Equal justice under the law comes under attack when the government gives religion privileged standing. In the Hobby Lobby case, the court granted the owner a religious exemption. It is important to consider what would have happened if this same belief that condemns contraception was not based on religion. If an atheist business owner attempted to strip his employees of coverage for contraceptives, he would immediately be refused. Similarly, if a nonreligious person was found in possession of peyote, an illicit drug consumed in some Native American religions, he would be convicted. Merely on the merit of being religious, people may be exempt from following certain laws. This clearly demonstrates favoritism toward religious beliefs over secular ones and a lack of equal standing under the law.

The Hobby Lobby case brings with it troubling implications for the influence of religion in American society. Through acknowledging the legitimacy of Hobby Lobby’s actions, the court has reaffirmed the Religious Right’s redefinition of religious liberty as a principle that permits them to impose their religious beliefs on others.

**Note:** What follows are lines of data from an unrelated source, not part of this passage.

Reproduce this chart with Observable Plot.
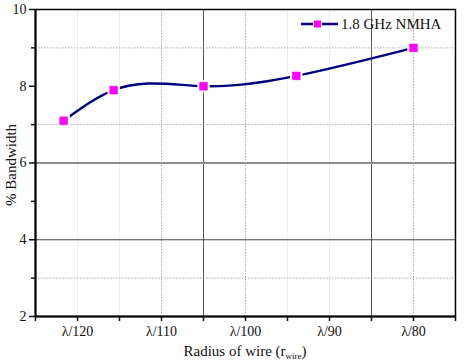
<!DOCTYPE html>
<html>
<head>
<meta charset="utf-8">
<script src="https://cdn.jsdelivr.net/npm/d3@7"></script>
<script src="https://cdn.jsdelivr.net/npm/@observablehq/plot@0.6"></script>
<style>
  html, body { margin: 0; padding: 0; background: #fff; }
  #chart svg, #chart svg text { font-family: "Liberation Serif", "Times New Roman", serif !important; }
</style>
</head>
<body>
<div id="chart"></div>
<script>
// Data
const xPos = [0.67, 1.86, 4, 6.21, 9];
const bandwidth = [7.1, 7.9, 8.0, 8.27, 9.0];
const seriesName = "1.8 GHz NMHA";
const xTickPos = [1, 3, 5, 7, 9];
const xTickLabels = ["λ/120", "λ/110", "λ/100", "λ/90", "λ/80"];
const xAllTicks = [0, 1, 2, 3, 4, 5, 6, 7, 8, 9, 10];
const yMajor = [2, 4, 6, 8, 10];
const yMinor = [3, 5, 7, 9];

const data = xPos.map((x, i) => ({x, y: bandwidth[i]}));
const labelOf = new Map(xTickPos.map((p, i) => [p, xTickLabels[i]]));

// Natural cubic spline as a function of x (like Origin's spline connection)
function curveSplineX(context) {
  let xs, ys;
  return {
    areaStart() {}, areaEnd() {},
    lineStart() { xs = []; ys = []; },
    point(x, y) { xs.push(+x); ys.push(+y); },
    lineEnd() {
      const n = xs.length;
      if (!n) return;
      context.moveTo(xs[0], ys[0]);
      if (n === 1) return;
      if (n === 2) { context.lineTo(xs[1], ys[1]); return; }
      const h = [], d = [];
      for (let i = 0; i < n - 1; i++) { h[i] = xs[i + 1] - xs[i]; d[i] = (ys[i + 1] - ys[i]) / h[i]; }
      const M = new Array(n).fill(0);
      const m = n - 2, a = [], b = [], c = [], r = [];
      for (let k = 0; k < m; k++) {
        const i = k + 1;
        a[k] = h[i - 1]; b[k] = 2 * (h[i - 1] + h[i]); c[k] = h[i]; r[k] = 6 * (d[i] - d[i - 1]);
      }
      for (let k = 1; k < m; k++) {
        const w = a[k] / b[k - 1];
        b[k] -= w * c[k - 1]; r[k] -= w * r[k - 1];
      }
      const sol = new Array(m);
      sol[m - 1] = r[m - 1] / b[m - 1];
      for (let k = m - 2; k >= 0; k--) sol[k] = (r[k] - c[k] * sol[k + 1]) / b[k];
      for (let k = 0; k < m; k++) M[k + 1] = sol[k];
      for (let i = 0; i < n - 1; i++) {
        const s0 = d[i] - h[i] * (2 * M[i] + M[i + 1]) / 6;
        const s1 = d[i] + h[i] * (M[i] + 2 * M[i + 1]) / 6;
        context.bezierCurveTo(xs[i] + h[i] / 3, ys[i] + s0 * h[i] / 3,
                              xs[i + 1] - h[i] / 3, ys[i + 1] - s1 * h[i] / 3,
                              xs[i + 1], ys[i + 1]);
      }
    }
  };
}

const chart = Plot.plot({
  width: 474,
  height: 364,
  marginLeft: 35,
  marginRight: 19,
  marginTop: 9,
  marginBottom: 48,
  style: {fontSize: "14px", color: "#111"},
  x: {domain: [0, 10], label: null},
  y: {domain: [2, 10], label: null},
  marks: [
    Plot.ruleX([1, 2, 6, 7], {stroke: "#eeeeee", strokeWidth: 1}),
    Plot.ruleX([3, 5, 9], {stroke: "#aaaaaa", strokeWidth: 1, strokeDasharray: "1.5,1.5"}),
    Plot.ruleY([3, 7, 9], {stroke: "#aaaaaa", strokeWidth: 1, strokeDasharray: "1.5,1.5"}),
    Plot.ruleX([4, 8], {stroke: "#555555", strokeWidth: 1}),
    Plot.ruleY([6], {stroke: "#8c8c8c", strokeWidth: 2}),
    Plot.ruleY([4], {stroke: "#444444", strokeWidth: 1}),
    Plot.frame({stroke: "#000", strokeWidth: 1.5}),
    Plot.ruleX([0], {stroke: "#000", strokeWidth: 2}),
    Plot.ruleY([2], {stroke: "#000", strokeWidth: 2}),
    Plot.axisY(yMajor, {tickSize: 6, tickPadding: 3, strokeWidth: 1.5, fontSize: 14}),
    Plot.axisY(yMinor, {tickSize: 4, tickFormat: () => "", strokeWidth: 1.5}),
    Plot.axisX(xAllTicks, {tickSize: 5, tickPadding: 5, strokeWidth: 1.5, fontSize: 14,
      tickFormat: d => labelOf.get(d) ?? ""}),
    Plot.line(data, {x: "x", y: "y", curve: curveSplineX, stroke: "#00007f", strokeWidth: 2.5}),
    Plot.dot(data, {x: "x", y: "y", symbol: "square", r: 7, fill: "#fff", stroke: "none"}),
    Plot.dot(data, {x: "x", y: "y", symbol: "square", r: 4.4, fill: "#ff00ff", stroke: "#e000e0", strokeWidth: 0.5})
  ]
});

const svg = d3.select(chart);
svg.append("text")
  .attr("transform", "translate(13,165) rotate(-90)")
  .attr("text-anchor", "middle")
  .attr("dominant-baseline", "middle")
  .attr("font-size", 15)
  .attr("fill", "#111")
  .text("% Bandwidth");
const xt = svg.append("text")
  .attr("x", 245).attr("y", 356)
  .attr("text-anchor", "middle")
  .attr("font-size", 15)
  .attr("fill", "#111");
xt.append("tspan").text("Radius of wire (r");
xt.append("tspan").attr("font-size", 9).attr("dy", 3).text("wire");
xt.append("tspan").attr("dy", -3).text(")");
const lg = svg.append("g");
lg.append("line").attr("x1", 301).attr("x2", 338).attr("y1", 24).attr("y2", 24)
  .attr("stroke", "#00007f").attr("stroke-width", 2.5);
lg.append("rect").attr("x", 313).attr("y", 19.5).attr("width", 9).attr("height", 9).attr("fill", "#fff");
lg.append("rect").attr("x", 314).attr("y", 20.5).attr("width", 7).attr("height", 7).attr("fill", "#ff00ff");
lg.append("text").attr("x", 341).attr("y", 29).attr("text-anchor", "start")
  .attr("font-size", 15).attr("fill", "#111").text(seriesName);

document.getElementById("chart").appendChild(chart);
</script>
</body>
</html>
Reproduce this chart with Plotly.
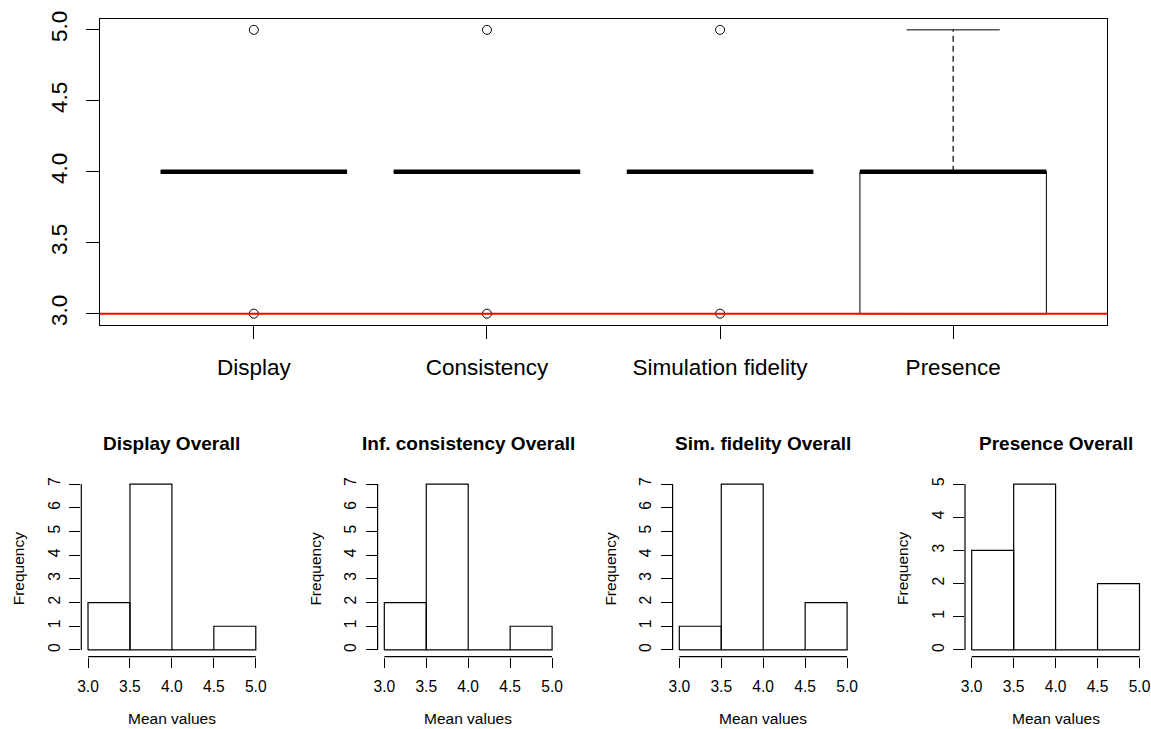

Michael, 22, is from Loganville, Ga., and attends Temple University’s Boyer College of Music and Dance, seeking a master’s degree in music composition. He graduated from Emory University, majoring in music. Michael was concertmaster of the Emory University Symphony Orchestra as a senior and was the winner of the 2015-16 Concerto and Aria Competition at the Barber Violin Concerto. He is a two-time recipient of the Department of Music’s competitive Blumenthal Award, and was recipient of the prestigious Louis B. Sudler Prize in the Arts.